DIRECTIONS - Pull out each line of the data that includes the word "page".

EXTRACTED RECORDS -
==============================

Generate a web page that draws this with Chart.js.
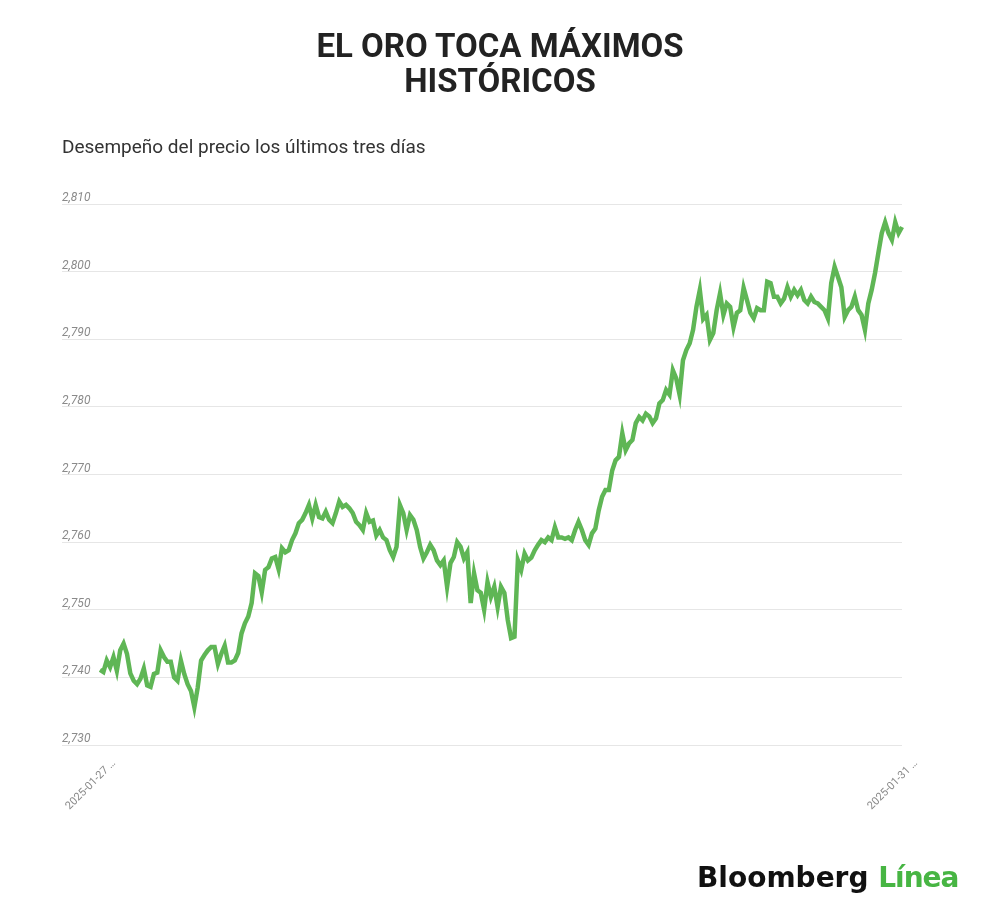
<!DOCTYPE html>
<html lang="es">
<head>
<meta charset="utf-8">
<title>El oro toca máximos históricos</title>
<script src="https://cdn.jsdelivr.net/npm/chart.js@4.4.1/dist/chart.umd.min.js"></script>
<style>
    html, body { margin: 0; padding: 0; background: #fff; }
    #page { position: relative; width: 1000px; height: 920px; overflow: hidden; font-family: Roboto, "Noto Sans", sans-serif; }
    #title { position: absolute; top: 28px; left: 0; width: 1000px; text-align: center; font-weight: 700; font-size: 33px; line-height: 35px; color: #222; }
    #subtitle { position: absolute; top: 135px; left: 62px; font-size: 19px; color: #333; }
    #chart-box { position: absolute; left: 0; top: 0; width: 1000px; height: 920px; }
    #logo { position: absolute; left: 697px; top: 861px; font-family: "DejaVu Sans", sans-serif; font-weight: 700; font-size: 28px; color: #111; white-space: nowrap; }
    #logo span { color: #47b543; letter-spacing: -1px; }
</style>
</head>
<body>
<div id="page">
    <div id="chart-box"><canvas id="goldChart" width="1000" height="920"></canvas></div>
    <div id="title">EL ORO TOCA MÁXIMOS<br>HISTÓRICOS</div>
    <div id="subtitle">Desempeño del precio los últimos tres días</div>
    <div id="logo">Bloomberg <span>Línea</span></div>
</div>
<script>
// precio del oro (USD/oz), lecturas a intervalos regulares
const prices = [
    2741.1, 2740.8, 2742.5, 2741.5, 2743.0, 2741.0, 2744.0, 2745.0, 2743.5, 2740.6,
    2739.5, 2739.0, 2739.8, 2741.3, 2738.8, 2738.6, 2740.5, 2740.7, 2744.0, 2743.0,
    2742.3, 2742.3, 2740.0, 2739.5, 2742.5, 2740.5, 2739.0, 2738.0, 2735.6, 2738.5,
    2742.5, 2743.3, 2744.0, 2744.5, 2744.5, 2742.0, 2743.5, 2744.7, 2742.2, 2742.2,
    2742.5, 2743.6, 2746.5, 2748.0, 2749.0, 2751.0, 2755.4, 2755.0, 2752.6, 2755.9,
    2756.3, 2757.6, 2757.8, 2756.0, 2759.1, 2758.5, 2758.8, 2760.3, 2761.3, 2762.8,
    2763.3, 2764.3, 2765.5, 2763.5, 2765.5, 2763.7, 2763.5, 2764.5, 2763.3, 2762.8,
    2764.3, 2766.0, 2765.2, 2765.5, 2765.0, 2764.3, 2763.0, 2762.5, 2761.8, 2764.3,
    2763.0, 2763.2, 2761.0, 2761.8, 2760.7, 2760.3, 2758.8, 2757.8, 2759.3, 2765.5,
    2764.3, 2761.8, 2764.0, 2763.3, 2761.8, 2759.3, 2757.6, 2758.5, 2759.6, 2758.8,
    2757.3, 2756.6, 2757.3, 2753.4, 2756.9, 2757.8, 2760.0, 2759.3, 2757.6, 2758.5,
    2751.0, 2755.4, 2752.9, 2752.5, 2750.0, 2754.1, 2751.9, 2753.4, 2750.4, 2753.4,
    2752.5, 2748.5, 2745.8, 2746.0, 2757.3, 2755.9, 2758.3, 2757.3, 2757.7, 2758.8,
    2759.6, 2760.3, 2760.0, 2760.7, 2760.3, 2762.2, 2760.7, 2760.7, 2760.5, 2760.7,
    2760.3, 2761.8, 2763.0, 2761.8, 2760.3, 2759.6, 2761.3, 2762.0, 2764.7, 2766.7,
    2767.7, 2767.7, 2770.6, 2772.1, 2772.6, 2776.1, 2773.6, 2774.6, 2775.1, 2777.6,
    2778.5, 2778.0, 2779.0, 2778.6, 2777.6, 2778.3, 2780.5, 2781.0, 2782.5, 2781.8,
    2785.4, 2784.2, 2781.8, 2786.9, 2788.4, 2789.4, 2791.4, 2794.8, 2797.3, 2793.0,
    2793.6, 2789.9, 2790.9, 2794.3, 2796.8, 2793.6, 2795.3, 2794.8, 2791.8, 2793.9,
    2794.3, 2797.6, 2795.8, 2793.9, 2793.1, 2794.6, 2794.3, 2794.3, 2798.5, 2798.3,
    2796.3, 2796.3, 2795.3, 2796.0, 2797.7, 2796.3, 2797.3, 2796.5, 2797.3, 2795.8,
    2795.3, 2796.3, 2795.5, 2795.3, 2794.8, 2794.3, 2793.1, 2798.3, 2800.7, 2799.2,
    2797.7, 2793.3, 2794.3, 2794.8, 2796.3, 2794.3, 2793.6, 2791.4, 2795.3, 2797.3,
    2799.8, 2802.8, 2805.7, 2807.3, 2805.7, 2804.7, 2807.3, 2805.7, 2806.6
];

// eje x: solo se rotulan el primer y el último momento
const tickLabels = ['2025-01-27 …', '2025-01-31 …'];
const yTicks = [2730, 2740, 2750, 2760, 2770, 2780, 2790, 2800, 2810];

// marcas de tiempo para cada lectura, del 27 al 31 de enero
const startMs = Date.UTC(2025, 0, 27, 0, 0);
const endMs = Date.UTC(2025, 0, 31, 0, 0);
const times = prices.map(function(p, i) {
    const d = new Date(startMs + (endMs - startMs) * i / (prices.length - 1));
    return d.toISOString().slice(0, 16).replace('T', ' ');
});

const ctx = document.getElementById('goldChart');
new Chart(ctx, {
    type: 'line',
    data: {
        labels: times,
        datasets: [{
            label: 'Oro',
            data: prices,
            borderColor: '#5fb655',
            borderWidth: 4.5,
            pointRadius: 0,
            tension: 0,
            fill: false
        }]
    },
    options: {
        responsive: false,
        animation: false,
        layout: {
            padding: { left: 62, right: 98, top: 204, bottom: 100 }
        },
        plugins: {
            legend: { display: false },
            tooltip: { enabled: false }
        },
        scales: {
            x: {
                grid: { display: false, drawTicks: false },
                border: { display: false },
                afterFit: function(scale) { scale.height = 75; },
                ticks: {
                    autoSkip: false,
                    maxRotation: 45,
                    minRotation: 45,
                    padding: 12,
                    labelOffset: 14,
                    color: '#8a8a8a',
                    font: { family: 'Roboto', size: 11 },
                    callback: function(value, index) {
                        if (index === 0) return tickLabels[0];
                        if (index === prices.length - 1) return tickLabels[1];
                        return '';
                    }
                }
            },
            y: {
                min: yTicks[0],
                max: yTicks[yTicks.length - 1],
                afterFit: function(scale) { scale.width = 38; },
                afterBuildTicks: function(scale) {
                    scale.ticks = yTicks.map(function(v) { return { value: v }; });
                },
                grid: { color: '#e6e6e6', lineWidth: 1, tickLength: 38 },
                border: { display: false },
                ticks: {
                    align: 'end',
                    crossAlign: 'far',
                    padding: 0,
                    color: '#8a8a8a',
                    font: { family: 'Roboto', size: 12, style: 'italic' }
                }
            }
        }
    }
});
</script>
</body>
</html>
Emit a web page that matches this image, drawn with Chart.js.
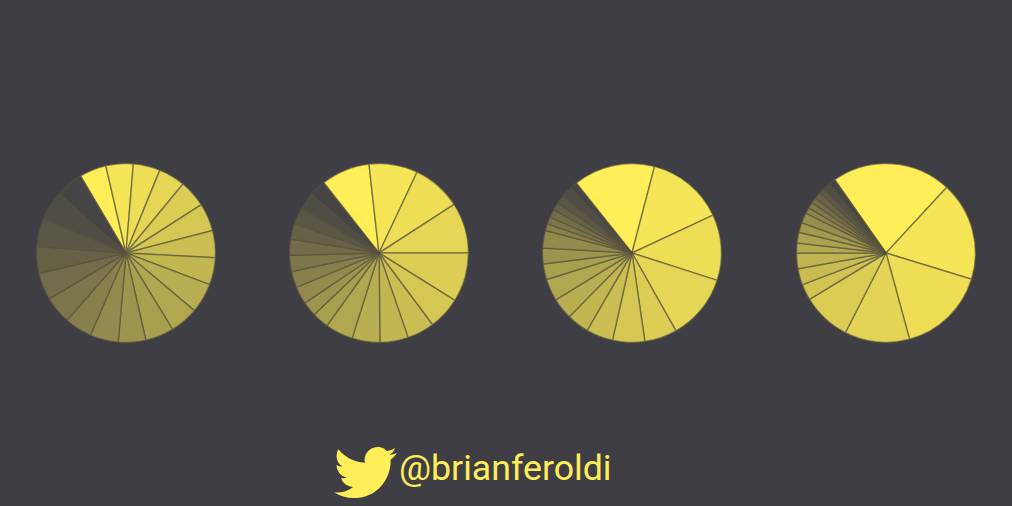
<!DOCTYPE html>
<html>
<head>
<meta charset="utf-8">
<title>pies</title>
<script src="https://cdn.jsdelivr.net/npm/chart.js@4"></script>
<style>
    html, body { margin: 0; padding: 0; background: #3f3e45; overflow: hidden; }
    #stage { position: relative; width: 1012px; height: 506px; }
    #stage canvas { position: absolute; top: 153px; }
    #bird { position: absolute; left: 334px; top: 441px; width: 63px; height: 63px; }
    #handle {
        position: absolute; left: 399px; top: 445px;
        font: 400 35.7px Roboto, sans-serif; line-height: 46px; color: #ffee58;
    }
</style>
</head>
<body>
<div id="stage">
    <canvas id="pie1" width="200" height="200" style="left:26px"></canvas>
    <canvas id="pie2" width="200" height="200" style="left:279px"></canvas>
    <canvas id="pie3" width="200" height="200" style="left:531.5px"></canvas>
    <canvas id="pie4" width="200" height="200" style="left:785.5px"></canvas>
    <svg id="bird" viewBox="0 0 24 24"><path fill="#ffee58" d="M23.953 4.57a10 10 0 01-2.825.775 4.958 4.958 0 002.163-2.723c-.951.555-2.005.959-3.127 1.184a4.92 4.92 0 00-8.384 4.482C7.69 8.095 4.067 6.13 1.64 3.162a4.822 4.822 0 00-.666 2.475c0 1.71.87 3.213 2.188 4.096a4.904 4.904 0 01-2.228-.616v.06a4.923 4.923 0 003.946 4.827 4.996 4.996 0 01-2.212.085 4.936 4.936 0 004.604 3.417 9.867 9.867 0 01-6.102 2.105c-.39 0-.779-.023-1.17-.067a13.995 13.995 0 007.557 2.209c9.053 0 13.998-7.496 13.998-13.985 0-.21 0-.42-.015-.63A9.935 9.935 0 0024 4.59z"/></svg>
    <div id="handle">@brianferoldi</div>
</div>
<script>
    // slice sizes (degrees of the circle)
    const pie1Values = [17.6, 17.7, 17.5, 17.4, 17.7, 18.1, 17.6, 17.7, 19.4, 18.6, 18.5, 17.8, 18.4, 17.9, 17.8, 17.8, 17.4, 18.2, 18.9, 18.0];
    const pie2Values = [31.8, 31.6, 31.9, 32.9, 32.0, 21.3, 17.7, 18.4, 18.1, 18.1, 10.9, 9.5, 11.4, 10.7, 10.4, 10.5, 10.2, 10.8, 10.9, 10.9];
    const pie3Values = [53.2, 50.4, 42.8, 42.8, 21.1, 20.9, 17.5, 14.4, 13.9, 14.4, 10.2, 10.2, 11.3, 4.5, 4.6, 5.4, 4.9, 5.8, 6.8, 4.9];
    const pie4Values = [77.8, 64.3, 57.6, 42.3, 31.8, 10.5, 10.5, 10.2, 6.4, 7.0, 6.4, 6.7, 3.8, 3.9, 3.8, 4.3, 3.7, 4.4, 4.6];

    // where the brightest slice begins, clockwise from the top
    const pieStarts = [-30.6, -38.2, -38.6, -35];

    // each slice fades by its rank, not by its size
    // the fade is slow at first and a bit quicker past the middle
    function fadeColors(values) {
        return values.map((v, i) => {
            const t = i / values.length;
            const alpha = t < 0.5 ? 1 - 0.9 * t : Math.max(0.04, 0.55 - 1.15 * (t - 0.5));
            return `rgba(255, 238, 88, ${alpha})`;
        });
    }

    function createPie(id, values, rotation) {
        return new Chart(document.getElementById(id), {
            type: 'pie',
            data: {
                labels: values.map((v, i) => i + 1),
                datasets: [{
                    data: values,
                    backgroundColor: fadeColors(values),
                    borderColor: 'rgba(85, 80, 62, 0.6)',
                    borderWidth: 1.5
                }]
            },
            options: {
                responsive: false,
                animation: false,
                rotation: rotation,
                radius: 89.5,
                plugins: { legend: { display: false }, tooltip: { enabled: false } }
            }
        });
    }

    createPie('pie1', pie1Values, pieStarts[0]);
    createPie('pie2', pie2Values, pieStarts[1]);
    createPie('pie3', pie3Values, pieStarts[2]);
    createPie('pie4', pie4Values, pieStarts[3]);
</script>
</body>
</html>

==============================

WORKED SOLUTION -
Generate a web page that draws this with Chart.js.
    #page { position: relative; width: 1000px; height: 920px; overflow: hidden; font-family: Roboto, "Noto Sans", sans-serif; }
<div id="page">
Emit a web page that matches this image, drawn with Chart.js.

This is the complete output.